**EXERCISE DESCRIPTION:** Transcribe the material word for word, but without the images.

**DATA PROVIDED:**
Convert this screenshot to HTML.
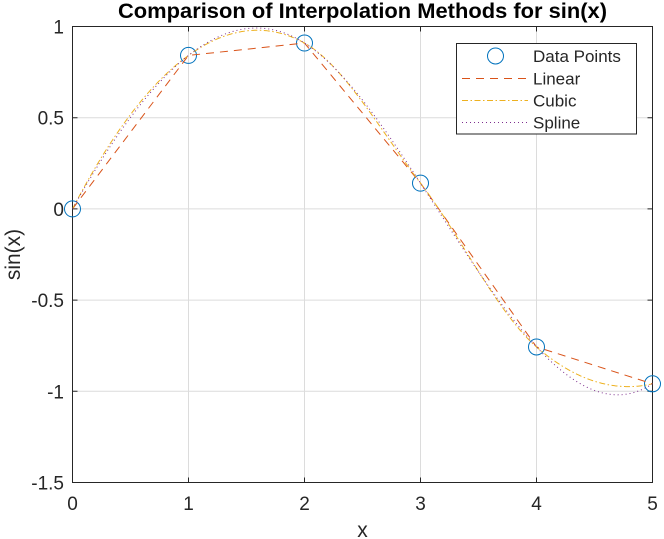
<!DOCTYPE html>
<html><head><meta charset="utf-8"><style>
html,body{margin:0;padding:0;background:#fff;}
svg{display:block;}
text{font-family:"Liberation Sans",Arial,sans-serif;fill:#262626;}
</style></head><body>
<svg id="s" width="664" height="539" viewBox="0 0 664 539" xmlns="http://www.w3.org/2000/svg">
<defs><clipPath id="c"><rect x="72.5" y="26.5" width="580" height="456"/></clipPath></defs>
<rect x="0" y="0" width="664" height="539" fill="#fff"/>
<g stroke="#dcdcdc" stroke-width="1">
<line x1="188.5" y1="26.5" x2="188.5" y2="482.5"/>
<line x1="304.5" y1="26.5" x2="304.5" y2="482.5"/>
<line x1="420.5" y1="26.5" x2="420.5" y2="482.5"/>
<line x1="536.5" y1="26.5" x2="536.5" y2="482.5"/>
<line x1="72.5" y1="117.7" x2="652.5" y2="117.7"/>
<line x1="72.5" y1="208.9" x2="652.5" y2="208.9"/>
<line x1="72.5" y1="300.1" x2="652.5" y2="300.1"/>
<line x1="72.5" y1="391.3" x2="652.5" y2="391.3"/>
</g>
<g stroke="#262626" stroke-width="1" fill="none">
<rect x="72.5" y="26.5" width="580" height="456"/>
<path d="M188.5 482.5v-5M304.5 482.5v-5M420.5 482.5v-5M536.5 482.5v-5M188.5 26.5v5M304.5 26.5v5M420.5 26.5v5M536.5 26.5v5
M72.5 117.7h5M72.5 208.9h5M72.5 300.1h5M72.5 391.3h5M652.5 117.7h-5M652.5 208.9h-5M652.5 300.1h-5M652.5 391.3h-5"/>
</g>
<g id="pts" fill="none" stroke-width="1"></g>
<g id="curves" clip-path="url(#c)" fill="none" stroke-width="1"></g>
<g font-size="19" text-anchor="end">
<text x="64" y="33.5">1</text>
<text x="64" y="124.7">0.5</text>
<text x="64" y="215.9">0</text>
<text x="64" y="307.1">-0.5</text>
<text x="64" y="398.3">-1</text>
<text x="64" y="489.5">-1.5</text>
</g>
<g font-size="19" text-anchor="middle">
<text x="72.5" y="510">0</text>
<text x="188.5" y="510">1</text>
<text x="304.5" y="510">2</text>
<text x="420.5" y="510">3</text>
<text x="536.5" y="510">4</text>
<text x="652.5" y="510">5</text>
</g>
<text x="362.5" y="537" font-size="21" text-anchor="middle">x</text>
<text transform="translate(20,254.5) rotate(-90)" font-size="21" text-anchor="middle">sin(x)</text>
<text x="362.5" y="18" font-size="21" font-weight="bold" text-anchor="middle" textLength="489" lengthAdjust="spacingAndGlyphs" style="fill:#000">Comparison of Interpolation Methods for sin(x)</text>
<rect x="456.5" y="43.5" width="180" height="90.5" fill="#fff" stroke="#262626" stroke-width="1"/>
<circle cx="495.5" cy="56" r="8" fill="none" stroke="#0072BD" stroke-width="1"/>
<line x1="462" y1="78.5" x2="528" y2="78.5" stroke="#D95319" stroke-width="1" stroke-dasharray="8,6"/>
<line x1="462" y1="100.5" x2="528" y2="100.5" stroke="#EDB120" stroke-width="1" stroke-dasharray="6,2.5,1.5,2.5"/>
<line x1="462" y1="122.5" x2="528" y2="122.5" stroke="#7E2F8E" stroke-width="1" stroke-dasharray="1,3"/>
<g font-size="17">
<text x="533" y="62">Data Points</text>
<text x="533" y="84.5">Linear</text>
<text x="533" y="106.5">Cubic</text>
<text x="533" y="128.5">Spline</text>
</g>
</svg>
<script>
(function(){
var ys=[0,1,2,3,4,5].map(Math.sin);
function X(v){return 72.5+116*v;}
function Y(v){return 26.5+(1-v)*182.4;}
var g=document.getElementById('curves');
var gp=document.getElementById('pts');
var NS='http://www.w3.org/2000/svg';
function path(pts,col,dash){
 var d='';for(var i=0;i<pts.length;i++){d+=(i?'L':'M')+X(pts[i][0]).toFixed(2)+' '+Y(pts[i][1]).toFixed(2);}
 var p=document.createElementNS(NS,'path');p.setAttribute('d',d);p.setAttribute('stroke',col);
 p.setAttribute('stroke-dasharray',dash);p.setAttribute('fill','none');p.setAttribute('stroke-width','1');g.appendChild(p);
}
for(var i=0;i<6;i++){var c=document.createElementNS(NS,'circle');c.setAttribute('cx',X(i));c.setAttribute('cy',Y(ys[i]));c.setAttribute('r','8');c.setAttribute('fill','none');c.setAttribute('stroke','#0072BD');c.setAttribute('stroke-width','1');gp.appendChild(c);}
var lin=[];for(i=0;i<6;i++)lin.push([i,ys[i]]);
path(lin,'#D95319','8,6');
var e=[3*ys[0]-3*ys[1]+ys[2]].concat(ys,[3*ys[5]-3*ys[4]+ys[3]]);
var cub=[];var N=500;
for(var k=0;k<=N;k++){var x=5*k/N;var j=Math.min(4,Math.floor(x));var t=x-j;
 var t2=t*t,t3=t2*t;
 var w0=(-t3+2*t2-t)/2,w1=(3*t3-5*t2+2)/2,w2=(-3*t3+4*t2+t)/2,w3=(t3-t2)/2;
 cub.push([x,w0*e[j]+w1*e[j+1]+w2*e[j+2]+w3*e[j+3]]);}
path(cub,'#EDB120','6,2.5,1.5,2.5');
var A=[],b=[];for(i=0;i<6;i++){A.push([0,0,0,0,0,0]);b.push(0);}
A[0][0]=1;A[0][1]=-2;A[0][2]=1;
for(i=1;i<5;i++){A[i][i-1]=1;A[i][i]=4;A[i][i+1]=1;b[i]=6*(ys[i+1]-2*ys[i]+ys[i-1]);}
A[5][3]=1;A[5][4]=-2;A[5][5]=1;
for(var col=0;col<6;col++){var piv=col;for(var r=col+1;r<6;r++)if(Math.abs(A[r][col])>Math.abs(A[piv][col]))piv=r;
 var tmp=A[col];A[col]=A[piv];A[piv]=tmp;var tb=b[col];b[col]=b[piv];b[piv]=tb;
 for(r=0;r<6;r++){if(r==col)continue;var f=A[r][col]/A[col][col];for(var q=col;q<6;q++)A[r][q]-=f*A[col][q];b[r]-=f*b[col];}}
var M=[];for(i=0;i<6;i++)M.push(b[i]/A[i][i]);
var sp=[];
for(k=0;k<=N;k++){var x=5*k/N;var j=Math.min(4,Math.floor(x));var t=x-j;var u=1-t;
 sp.push([x,u*ys[j]+t*ys[j+1]+((u*u*u-u)*M[j]+(t*t*t-t)*M[j+1])/6]);}
path(sp,'#7E2F8E','1,3');
})();
</script>
</body></html>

**FINAL RESULT:**
Convert this screenshot to HTML.
<!DOCTYPE html>
<html><head><meta charset="utf-8"><style>
html,body{margin:0;padding:0;background:#fff;}
svg{display:block;}
text{font-family:"Liberation Sans",Arial,sans-serif;fill:#262626;}
</style></head><body>
<svg id="s" width="664" height="539" viewBox="0 0 664 539" xmlns="http://www.w3.org/2000/svg">
<defs><clipPath id="c"><rect x="72.5" y="26.5" width="580" height="456"/></clipPath></defs>
<rect x="0" y="0" width="664" height="539" fill="#fff"/>
<g stroke="#dcdcdc" stroke-width="1">
<line x1="188.5" y1="26.5" x2="188.5" y2="482.5"/>
<line x1="304.5" y1="26.5" x2="304.5" y2="482.5"/>
<line x1="420.5" y1="26.5" x2="420.5" y2="482.5"/>
<line x1="536.5" y1="26.5" x2="536.5" y2="482.5"/>
<line x1="72.5" y1="117.7" x2="652.5" y2="117.7"/>
<line x1="72.5" y1="208.9" x2="652.5" y2="208.9"/>
<line x1="72.5" y1="300.1" x2="652.5" y2="300.1"/>
<line x1="72.5" y1="391.3" x2="652.5" y2="391.3"/>
</g>
<g stroke="#262626" stroke-width="1" fill="none">
<rect x="72.5" y="26.5" width="580" height="456"/>
<path d="M188.5 482.5v-5M304.5 482.5v-5M420.5 482.5v-5M536.5 482.5v-5M188.5 26.5v5M304.5 26.5v5M420.5 26.5v5M536.5 26.5v5
M72.5 117.7h5M72.5 208.9h5M72.5 300.1h5M72.5 391.3h5M652.5 117.7h-5M652.5 208.9h-5M652.5 300.1h-5M652.5 391.3h-5"/>
</g>
<g id="pts" fill="none" stroke-width="1"></g>
<g id="curves" clip-path="url(#c)" fill="none" stroke-width="1"></g>
<g font-size="19" text-anchor="end">
<text x="64" y="33.5">1</text>
<text x="64" y="124.7">0.5</text>
<text x="64" y="215.9">0</text>
<text x="64" y="307.1">-0.5</text>
<text x="64" y="398.3">-1</text>
<text x="64" y="489.5">-1.5</text>
</g>
<g font-size="19" text-anchor="middle">
<text x="72.5" y="510">0</text>
<text x="188.5" y="510">1</text>
<text x="304.5" y="510">2</text>
<text x="420.5" y="510">3</text>
<text x="536.5" y="510">4</text>
<text x="652.5" y="510">5</text>
</g>
<text x="362.5" y="537" font-size="21" text-anchor="middle">x</text>
<text transform="translate(20,254.5) rotate(-90)" font-size="21" text-anchor="middle">sin(x)</text>
<text x="362.5" y="18" font-size="21" font-weight="bold" text-anchor="middle" textLength="489" lengthAdjust="spacingAndGlyphs" style="fill:#000">Comparison of Interpolation Methods for sin(x)</text>
<rect x="456.5" y="43.5" width="180" height="90.5" fill="#fff" stroke="#262626" stroke-width="1"/>
<circle cx="495.5" cy="56" r="8" fill="none" stroke="#0072BD" stroke-width="1"/>
<line x1="462" y1="78.5" x2="528" y2="78.5" stroke="#D95319" stroke-width="1" stroke-dasharray="8,6"/>
<line x1="462" y1="100.5" x2="528" y2="100.5" stroke="#EDB120" stroke-width="1" stroke-dasharray="6,2.5,1.5,2.5"/>
<line x1="462" y1="122.5" x2="528" y2="122.5" stroke="#7E2F8E" stroke-width="1" stroke-dasharray="1,3"/>
<g font-size="17">
<text x="533" y="62">Data Points</text>
<text x="533" y="84.5">Linear</text>
<text x="533" y="106.5">Cubic</text>
<text x="533" y="128.5">Spline</text>
</g>
</svg>
<script>
(function(){
var ys=[0,1,2,3,4,5].map(Math.sin);
function X(v){return 72.5+116*v;}
function Y(v){return 26.5+(1-v)*182.4;}
var g=document.getElementById('curves');
var gp=document.getElementById('pts');
var NS='http://www.w3.org/2000/svg';
function path(pts,col,dash){
 var d='';for(var i=0;i<pts.length;i++){d+=(i?'L':'M')+X(pts[i][0]).toFixed(2)+' '+Y(pts[i][1]).toFixed(2);}
 var p=document.createElementNS(NS,'path');p.setAttribute('d',d);p.setAttribute('stroke',col);
 p.setAttribute('stroke-dasharray',dash);p.setAttribute('fill','none');p.setAttribute('stroke-width','1');g.appendChild(p);
}
for(var i=0;i<6;i++){var c=document.createElementNS(NS,'circle');c.setAttribute('cx',X(i));c.setAttribute('cy',Y(ys[i]));c.setAttribute('r','8');c.setAttribute('fill','none');c.setAttribute('stroke','#0072BD');c.setAttribute('stroke-width','1');gp.appendChild(c);}
var lin=[];for(i=0;i<6;i++)lin.push([i,ys[i]]);
path(lin,'#D95319','8,6');
var e=[3*ys[0]-3*ys[1]+ys[2]].concat(ys,[3*ys[5]-3*ys[4]+ys[3]]);
var cub=[];var N=500;
for(var k=0;k<=N;k++){var x=5*k/N;var j=Math.min(4,Math.floor(x));var t=x-j;
 var t2=t*t,t3=t2*t;
 var w0=(-t3+2*t2-t)/2,w1=(3*t3-5*t2+2)/2,w2=(-3*t3+4*t2+t)/2,w3=(t3-t2)/2;
 cub.push([x,w0*e[j]+w1*e[j+1]+w2*e[j+2]+w3*e[j+3]]);}
path(cub,'#EDB120','6,2.5,1.5,2.5');
var A=[],b=[];for(i=0;i<6;i++){A.push([0,0,0,0,0,0]);b.push(0);}
A[0][0]=1;A[0][1]=-2;A[0][2]=1;
for(i=1;i<5;i++){A[i][i-1]=1;A[i][i]=4;A[i][i+1]=1;b[i]=6*(ys[i+1]-2*ys[i]+ys[i-1]);}
A[5][3]=1;A[5][4]=-2;A[5][5]=1;
for(var col=0;col<6;col++){var piv=col;for(var r=col+1;r<6;r++)if(Math.abs(A[r][col])>Math.abs(A[piv][col]))piv=r;
 var tmp=A[col];A[col]=A[piv];A[piv]=tmp;var tb=b[col];b[col]=b[piv];b[piv]=tb;
 for(r=0;r<6;r++){if(r==col)continue;var f=A[r][col]/A[col][col];for(var q=col;q<6;q++)A[r][q]-=f*A[col][q];b[r]-=f*b[col];}}
var M=[];for(i=0;i<6;i++)M.push(b[i]/A[i][i]);
var sp=[];
for(k=0;k<=N;k++){var x=5*k/N;var j=Math.min(4,Math.floor(x));var t=x-j;var u=1-t;
 sp.push([x,u*ys[j]+t*ys[j+1]+((u*u*u-u)*M[j]+(t*t*t-t)*M[j+1])/6]);}
path(sp,'#7E2F8E','1,3');
})();
</script>
</body></html>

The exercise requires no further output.